Her mouth is open. I think to spit in it.
I think of us in the quiet, the blessed antiseptic cool. The nurse standing by to wait for her. You have to wait for her.
She draws her foot back. Such a pretty girl, our Sister. So easy, for a moment, to love.
I bend to kiss her, I kiss her gently.
I think of how she called to me; she pressed my hand to her belly.
“See?” she said.
I said nothing. Nothing came to me.
Nothing comes to me now.
The baby kicked and swung in her. He was having a good hard romp in her before they got him out.
I stood and felt him. The nurses whistling, padding about in pneumatic shoes, music on the PA. Sister hummed a bar, how like her.
And then he quieted. I think to hear her. I swear I think he quieted to hear the bit of a song she knew.
I leave the basket. Get out before she wakes, I think, go down to dip the eggs.
And yet she wakes. I press the pillow against her face — to calm her. It has calmed her for years: to have something soft to scream into.

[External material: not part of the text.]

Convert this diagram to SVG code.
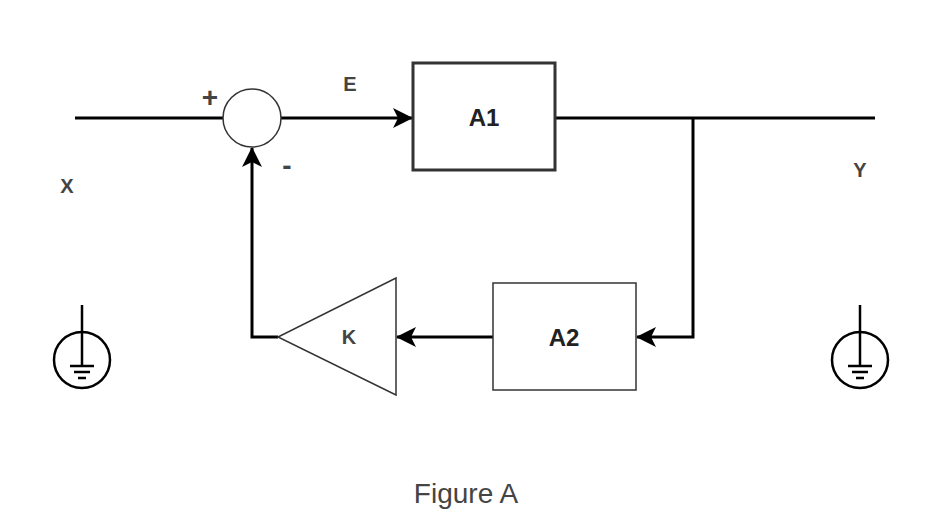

She thrashes and shrieks and I hold her, wait for her to twitch off to sleep as she does — on the instant, the disconnect, the body jerking free.
Then I go down to dip the eggs.
I dip them briefly, pallid blues and yellows, enough to be seen in the snow. It is early yet, the plows have not come. The wind has not come from the sea yet and the snow is crusted over.
I pull my boots on, step out.
The yard is shining. Everything is shining, throwing off light from the snow. The trees are bristling. The crocus are showing through. The first of the jonquils bloom and droop and the thrush in the trees come back to us out of the hot, flat land.